Now. Let that settle.
Two days ago I traveled to Louisville, leaving home in the single digits. I had extra coats in the car, a sleeping bag, gloves, an unbecoming hat but one that would see me survive, should I somehow get stranded during the two-hour trip. Nuts and chocolate, water, a working flashlight. I wasn’t heading out to explore the Northwest Territories, but I was ramped up like something big was about to happen.
Next week it looks like I may have to break out the shorts.
But Ryan–who you can find on YouTube at Ryan Hall Y’all–promises lots of drama getting to those record temps. Cold, then warm, with storms and unsettled weather every few days, so there is that to look forward to. And I do.
We have had warm Christmases before, and the worst in my book, are the ones that are just like the fall, all that warm weather protracted, a sameness I find maddening. I would never choose to live in a perpetually perfect climate. Would prefer a place that builds to the crescendo of a true and snowy winter, ebb into glorious spring with some dramatic storms for visual interest, then settle into a verdant summer, but one that gets cool at night. Autumn, well, autumn can do what it likes, as long as the leaves put on a show.
Our recent taste of true winter, though, has been sufficient to put me in the holiday spirit, and I will happily drag through the coming rains and warming temps to finish my shopping and make incessant trips to the grocery store. By all accounts, this winter will be changeable and dramatic and that suits me just fine.
What then, to do with a summery Christmas Day?
Usually I would pout and spend most the day bemoaning my bad luck, as if the thermometer is the true meaning of Christmas. I know better, of course, but being bundled up and happy as I visit friends and family is the linchpin of my holiday fantasy. Candlelight Service with my family on Christmas Eve, then walking home in the cold, the air crystalline and our breath billowing clouds of white. Laughter, and gentle ribbing as we bump along to the warmth of a welcoming hearth.

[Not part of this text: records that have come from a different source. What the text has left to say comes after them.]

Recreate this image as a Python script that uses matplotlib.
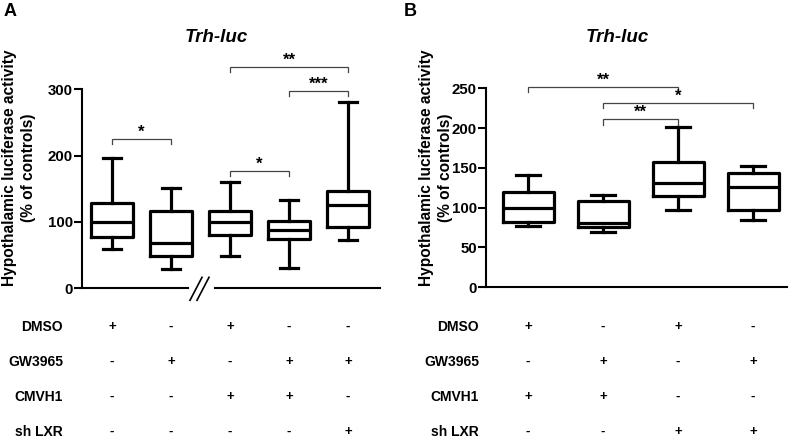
import numpy as np
import matplotlib
matplotlib.use("Agg")
import matplotlib.pyplot as plt
import matplotlib.transforms as mtransforms

plt.rcParams['font.family'] = ['Liberation Sans', 'DejaVu Sans']
plt.rcParams['font.weight'] = 'bold'

# ---- data, panel A ----
a_whishi = [197, 151, 161, 133, 281]
a_q3 = [128, 116, 117, 101, 146]
a_med = [100, 68, 100, 88, 125]
a_q1 = [77, 48, 80, 74, 93]
a_whislo = [59, 29, 48, 31, 73]
a_rows = ["DMSO", "GW3965", "CMVH1", "sh LXR"]
a_signs = [["+", "-", "+", "-", "-"],
           ["-", "+", "-", "+", "+"],
           ["-", "-", "+", "+", "-"],
           ["-", "-", "-", "-", "+"]]
# (group i, group j, bracket height, label)
a_brackets = [(1, 2, 225, "*"), (3, 4, 177, "*"), (4, 5, 298, "***"), (3, 5, 334, "**")]

# ---- data, panel B ----
b_whishi = [141, 116, 202, 153]
b_q3 = [120, 108, 158, 143]
b_med = [99, 81, 131, 126]
b_q1 = [82, 76, 115, 97]
b_whislo = [77, 69, 97, 85]
b_signs = [["+", "-", "+", "-"],
           ["-", "+", "-", "+"],
           ["+", "+", "-", "-"],
           ["-", "-", "+", "+"]]
b_brackets = [(1, 3, 252, "**"), (2, 4, 232, "*"), (2, 3, 211, "**")]

W, H = 795, 440
fig = plt.figure(figsize=(W / 100, H / 100), dpi=100)


def px_axes(x0, x1, ytop, ybot):
    return fig.add_axes([x0 / W, 1 - ybot / H, (x1 - x0) / W, (ybot - ytop) / H])


def draw_panel(ax, whishi, q3, med, q1, whislo, width, capw):
    stats = []
    for i in range(len(med)):
        stats.append(dict(med=med[i], q1=q1[i], q3=q3[i], whislo=whislo[i], whishi=whishi[i], fliers=[]))
    lw = 2.3
    ax.bxp(stats, positions=np.arange(1, len(med) + 1), widths=width, showfliers=False,
           capwidths=capw,
           boxprops=dict(color='black', linewidth=lw),
           medianprops=dict(color='black', linewidth=lw),
           whiskerprops=dict(color='black', linewidth=lw),
           capprops=dict(color='black', linewidth=lw))
    for s in ['top', 'right']:
        ax.spines[s].set_visible(False)
    ax.spines['left'].set_linewidth(1.5)
    ax.spines['bottom'].set_linewidth(1.5)
    ax.set_xticks([])
    ax.tick_params(axis='y', direction='out', length=5.5, width=1.5, labelsize=10.8, pad=1)
    for t in ax.get_yticklabels():
        t.set_fontweight('bold')


def draw_brackets(ax, brackets, drop):
    for i, j, h, lab in brackets:
        ax.plot([i, i, j, j], [h - drop, h, h, h - drop], color='#444444', lw=0.9,
                clip_on=False, solid_joinstyle='miter')
        ax.text((i + j) / 2, h - 1, lab, ha='center', va='bottom', fontsize=12, fontweight='bold')


def draw_table(ax, rows, signs, label_x_px):
    trans = mtransforms.blended_transform_factory(ax.transData, fig.transFigure)
    row_y = [327, 362, 397, 432]
    for r, name in enumerate(rows):
        fig.text(label_x_px / W, 1 - row_y[r] / H, name, ha='right', va='center',
                 fontsize=10, fontweight='bold')
        for c, s in enumerate(signs[r]):
            ax.text(c + 1, 1 - row_y[r] / H, s, transform=trans, ha='center', va='center',
                    fontsize=9.5, fontweight='bold')


# ---- panel A ----
axA = px_axes(82, 380, 40, 288.3)
a_scale = 199.0 / 300
axA.set_ylim(0, 248.3 / a_scale)
axA.set_xlim(1 - 30 / 59, 5 + 32 / 59)
draw_panel(axA, a_whishi, a_q3, a_med, a_q1, a_whislo, 0.71, 0.31)
axA.spines['left'].set_bounds(0, 300)
axA.set_yticks([0, 100, 200, 300])
axA.spines['bottom'].set_visible(False)
# broken x axis
axA.plot([axA.get_xlim()[0], 1 + 76 / 59], [0, 0], color='black', lw=1.5, clip_on=False)
axA.plot([1 + 103 / 59, axA.get_xlim()[1]], [0, 0], color='black', lw=1.5, clip_on=False)
for dx in [0, 7]:
    x0 = 1 + (190 + dx - 112) / 59
    x1 = 1 + (202 + dx - 112) / 59
    axA.plot([x0, x1], [-12 / a_scale, 11 / a_scale], color='black', lw=1.2, clip_on=False)
draw_brackets(axA, a_brackets, 8)
draw_table(axA, a_rows, a_signs, 63)
fig.text(19 / W, 1 - 168 / H, "Hypothalamic luciferase activity\n(% of controls)", rotation=90,
         ha='center', va='center', fontsize=11.2, fontweight='bold', linespacing=1.3)
fig.text(216 / W, 1 - 37 / H, "Trh-luc", ha='center', va='center', fontsize=13.5,
         fontweight='bold', fontstyle='italic')
fig.text(4 / W, 1 - 12 / H, "A", ha='left', va='center', fontsize=13, fontweight='bold')

# ---- panel B ----
axB = px_axes(486, 787, 40, 287.3)
b_scale = 199.0 / 250
axB.set_ylim(0, 247.3 / b_scale)
axB.set_xlim(1 - 42 / 75, 4 + 34 / 75)
draw_panel(axB, b_whishi, b_q3, b_med, b_q1, b_whislo, 0.68, 0.33)
axB.spines['left'].set_bounds(0, 250)
axB.set_yticks([0, 50, 100, 150, 200, 250])
draw_brackets(axB, b_brackets, 7)
draw_table(axB, a_rows, b_signs, 479)
fig.text(436 / W, 1 - 168 / H, "Hypothalamic luciferase activity\n(% of controls)", rotation=90,
         ha='center', va='center', fontsize=11.2, fontweight='bold', linespacing=1.3)
fig.text(617 / W, 1 - 37 / H, "Trh-luc", ha='center', va='center', fontsize=13.5,
         fontweight='bold', fontstyle='italic')
fig.text(404 / W, 1 - 12 / H, "B", ha='left', va='center', fontsize=13, fontweight='bold')

fig.savefig("out.png", dpi=100)
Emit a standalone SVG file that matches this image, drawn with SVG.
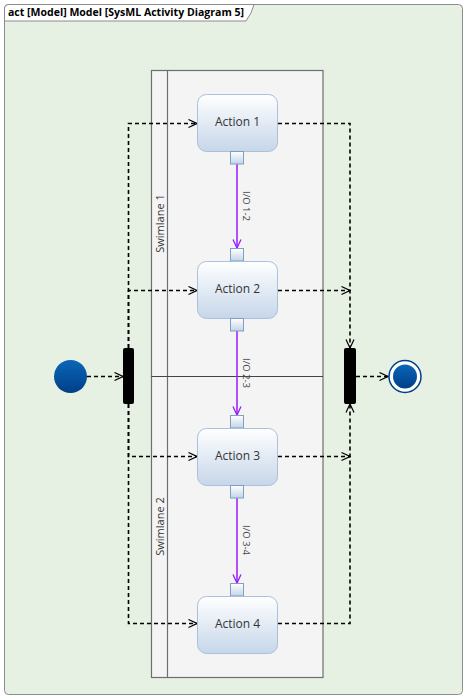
<svg xmlns="http://www.w3.org/2000/svg" width="467" height="700" viewBox="0 0 467 700">
<style>
.frame{fill:#e6f0e3;stroke:#8c8c8c;stroke-width:1}
.tab{fill:#ffffff;stroke:#8c8c8c;stroke-width:1}
.title{font-family:"Open Sans","Noto Sans",sans-serif;font-size:11px;font-weight:bold;fill:#000}
.lane{fill:#f4f4f4;stroke:#6e6e6e;stroke-width:1.2}
.lanelbl{font-family:"Open Sans","Noto Sans",sans-serif;font-size:11px;fill:#333}
.act{fill:url(#ag);stroke:#a9c1dc;stroke-width:1}
.albl{font-family:"Open Sans","Noto Sans",sans-serif;font-size:12px;fill:#333;text-anchor:middle}
.pin{fill:url(#pg);stroke:#7f9fc3;stroke-width:1}
.ctl{fill:none;stroke:#000;stroke-width:1.6;stroke-dasharray:4 3}
.obj{fill:none;stroke:#9a1cff;stroke-width:1.5}
.iolbl{font-family:"Open Sans","Noto Sans",sans-serif;font-size:9.5px;fill:#444;text-anchor:middle}
.bar{fill:#000}
</style>
<defs>
<linearGradient id="ag" x1="0" y1="0" x2="0" y2="1">
<stop offset="0" stop-color="#ffffff"/>
<stop offset="1" stop-color="#c6d6e9"/>
</linearGradient>
<linearGradient id="pg" x1="0" y1="0" x2="0" y2="1">
<stop offset="0" stop-color="#ffffff"/>
<stop offset="1" stop-color="#c3d4e8"/>
</linearGradient>
<linearGradient id="ng" x1="0" y1="0" x2="0" y2="1">
<stop offset="0" stop-color="#0a66b8"/>
<stop offset="1" stop-color="#003f87"/>
</linearGradient>
<marker id="ah" viewBox="0 0 10 10" refX="9.5" refY="5" markerWidth="10" markerHeight="10" markerUnits="userSpaceOnUse" orient="auto">
<path d="M1,1 L9.5,5 L1,9" fill="none" stroke="#000" stroke-width="1.2"/>
</marker>
<marker id="ap" viewBox="0 0 10 10" refX="9.5" refY="5" markerWidth="10" markerHeight="10" markerUnits="userSpaceOnUse" orient="auto">
<path d="M1,1 L9.5,5 L1,9" fill="none" stroke="#9a1cff" stroke-width="1.3"/>
</marker>
</defs>
<g id="frame">
<rect class="frame" x="4.5" y="4.5" width="458" height="690" rx="4"/>
<path class="tab" d="M4.5,21 V9 Q4.5,4.5 9,4.5 H254 Q252,13 246,21 Z"/>
<text class="title" x="8" y="16" textLength="236" lengthAdjust="spacingAndGlyphs">act [Model] Model [SysML Activity Diagram 5]</text>
</g>
<g id="swimlanes">
<rect class="lane" x="151.5" y="70.5" width="171.5" height="607"/>
<line x1="167.5" y1="70.5" x2="167.5" y2="677.5" stroke="#6e6e6e" stroke-width="1.2"/>
<line x1="151.5" y1="376.5" x2="323" y2="376.5" stroke="#444" stroke-width="1.2"/>
<text class="lanelbl" transform="translate(163.5,223.5) rotate(-90)" text-anchor="middle">Swimlane 1</text>
<text class="lanelbl" transform="translate(163.5,526.5) rotate(-90)" text-anchor="middle">Swimlane 2</text>
</g>
<g id="connectors">
<path class="ctl" d="M87,376.5 H123" marker-end="url(#ah)"/>
<path class="ctl" d="M128.5,348 V123.5 H197" marker-end="url(#ah)"/>
<path class="ctl" d="M128.5,348 V290.5 H197" marker-end="url(#ah)"/>
<path class="ctl" d="M128.5,404 V456.5 H197" marker-end="url(#ah)"/>
<path class="ctl" d="M128.5,404 V623.5 H197" marker-end="url(#ah)"/>
<path class="ctl" d="M278,123.5 H350 V348" marker-end="url(#ah)"/>
<path class="ctl" d="M278,290.5 H350" marker-end="url(#ah)"/>
<path class="ctl" d="M278,456.5 H350" marker-end="url(#ah)"/>
<path class="ctl" d="M278,623.5 H350 V404" marker-end="url(#ah)"/>
<path class="ctl" d="M356,376.5 H388" marker-end="url(#ah)"/>
<path class="obj" d="M237,164 V248" marker-end="url(#ap)"/>
<path class="obj" d="M237,331 V415" marker-end="url(#ap)"/>
<path class="obj" d="M237,498 V583" marker-end="url(#ap)"/>
<text class="iolbl" transform="translate(243,206) rotate(90)">I/O 1-2</text>
<text class="iolbl" transform="translate(243,373) rotate(90)">I/O 2-3</text>
<text class="iolbl" transform="translate(243,540) rotate(90)">I/O 3-4</text>
</g>
<g id="initial"><circle cx="70.5" cy="376.5" r="16.5" fill="url(#ng)"/></g>
<g id="fork"><rect class="bar" x="123" y="348" width="11" height="56" rx="2"/></g>
<g id="join"><rect class="bar" x="344" y="348" width="12" height="56" rx="2"/></g>
<g id="final">
<circle cx="405" cy="376.5" r="16" fill="#fff" stroke="#003f87" stroke-width="1.5"/>
<circle cx="405" cy="376.5" r="12" fill="url(#ng)"/>
</g>
<g id="action1">
<rect class="act" x="197.5" y="94.5" width="80" height="57" rx="9"/>
<text class="albl" x="237.5" y="126">Action 1</text>
<rect class="pin" x="230.5" y="151.5" width="13" height="12.5"/>
</g>
<g id="action2">
<rect class="pin" x="230.5" y="248.5" width="13" height="12.5"/>
<rect class="act" x="197.5" y="261.5" width="80" height="57" rx="9"/>
<text class="albl" x="237.5" y="293">Action 2</text>
<rect class="pin" x="230.5" y="318.5" width="13" height="12.5"/>
</g>
<g id="action3">
<rect class="pin" x="230.5" y="415.5" width="13" height="12.5"/>
<rect class="act" x="197.5" y="428.5" width="80" height="57" rx="9"/>
<text class="albl" x="237.5" y="460">Action 3</text>
<rect class="pin" x="230.5" y="485.5" width="13" height="12.5"/>
</g>
<g id="action4">
<rect class="pin" x="230.5" y="583.5" width="13" height="12.5"/>
<rect class="act" x="197.5" y="596.5" width="80" height="57" rx="9"/>
<text class="albl" x="237.5" y="628">Action 4</text>
</g>
</svg>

In fact, that last bit really happened one year, so not a fantasy.
The promise of more snow later on has improved my mood immeasurably. In fact, I am looking forward to this late December warm-up. There are leftover leaves to rake. There is a box of anemones I never got around to planting, and wood hyacinth, too, which I think I ordered by mistake. Maybe it’s not too late for them, and I love the idea of one more dig in the dirt before the New Year.
And Christmas Day seems a hopeful time for coaxing new life. In the bleak mid-winter, and all that.
I don’t know. Maybe just buying all that down outerwear has shifted my mood, or perhaps I have grown reasonable, tempered, let’s say, as life spools out in its own way. But I can see me come December 25th, sipping mimosas on the deck, mariachi music in the background, sun on my face, dirt under my nails, happy as a Christmas clam.